# my noob setup



## garbonzo13 (Aug 27, 2005)

not much, but a start.http://i14.photobucket.com/albums/a336/krucann/setup.jpg, http://i14.photobucket.com/albums/a336/krucann/brunner.jpg


----------



## Jwonni (Aug 28, 2005)

looks good, any chance of a picture where you can see it as a whole (ie can see all four sides) ?

what sort f mantid is it? i am a n00b i'm sure most people coulsd id it themselves


----------



## garbonzo13 (Aug 28, 2005)

Dang it, that was a close-up of my brunners mantis enclosure. Here is the whole setup. Only shelving I have in this room is this wall unit.http://i14.photobucket.com/albums/a336/krucann/setup.jpg Sorry about the mixup.


----------



## Jwonni (Aug 29, 2005)

thats a nice big unit if my bedroom was not so small i'd want one like that lots of space for different sized tanks


----------



## Samzo (Aug 29, 2005)

i keep my mantis in either sweet jars or those tesco party cups lol cheap and small


----------



## yen_saw (Aug 29, 2005)

Nice set-up Greg. I have about 8 adult stick mantis in the 10-gal tank at one time but decided that it was too crowded and removed 4 out of the cage, and they start to lay ootheca the very next day! So plenty of space seems to matter to stick mantis when it comes to laying oothecae.


----------



## Samzo (Aug 29, 2005)

i got one of those chameleon air cage thingys, would that be ok to house a cluster of bb yen?


----------



## Jwonni (Aug 29, 2005)

do stick mantids live well with each other:?

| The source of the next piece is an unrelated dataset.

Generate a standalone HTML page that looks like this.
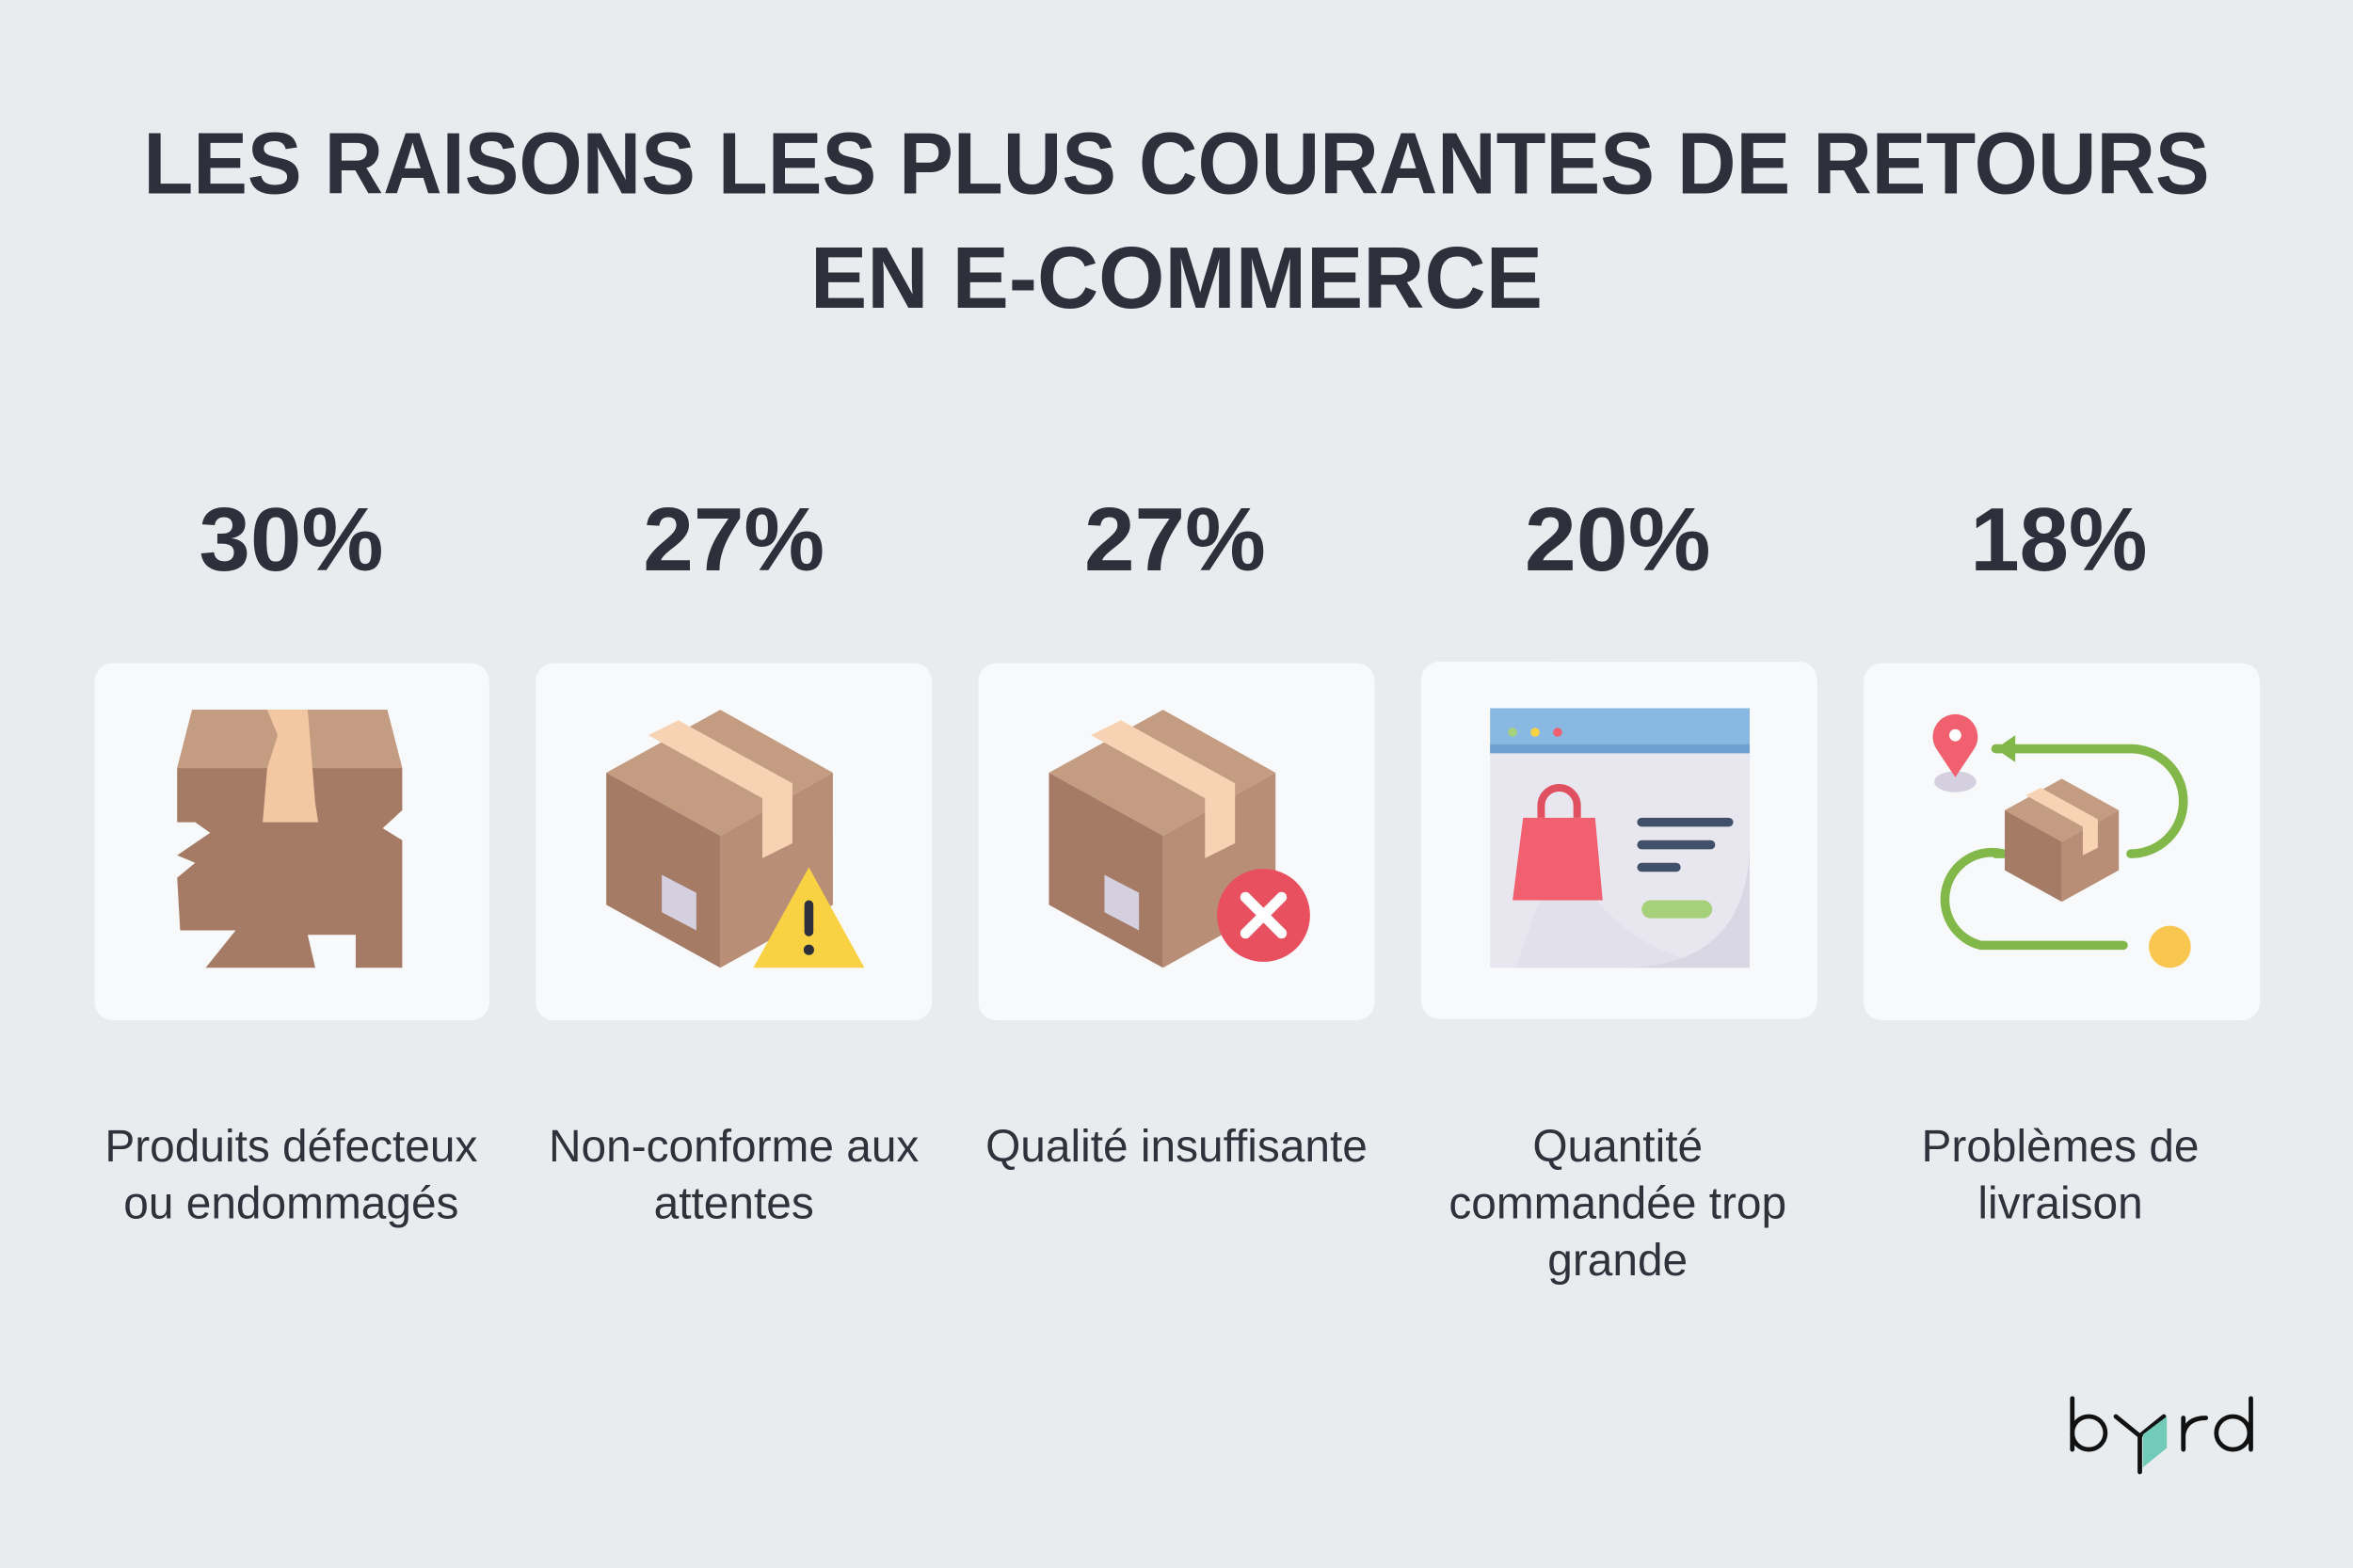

i dont have a mantid yet but i have seen the enclosure i'm getting its glass 12x12x12 inch double doors on front and a metal mesh lid

its gonna look smashing


----------



## Samzo (Aug 29, 2005)

yeah stick mantis wont kill each other unless really pissed lol


----------



## garbonzo13 (Aug 29, 2005)

I am working on a new enclosure for outside since Brunner's are native here. It is going to be 3'H X 2'W X1'D. Then I will work on getting new species. :wink: My wife is gonna kill me :shock: .


----------



## Samzo (Aug 31, 2005)

lol nice greg


----------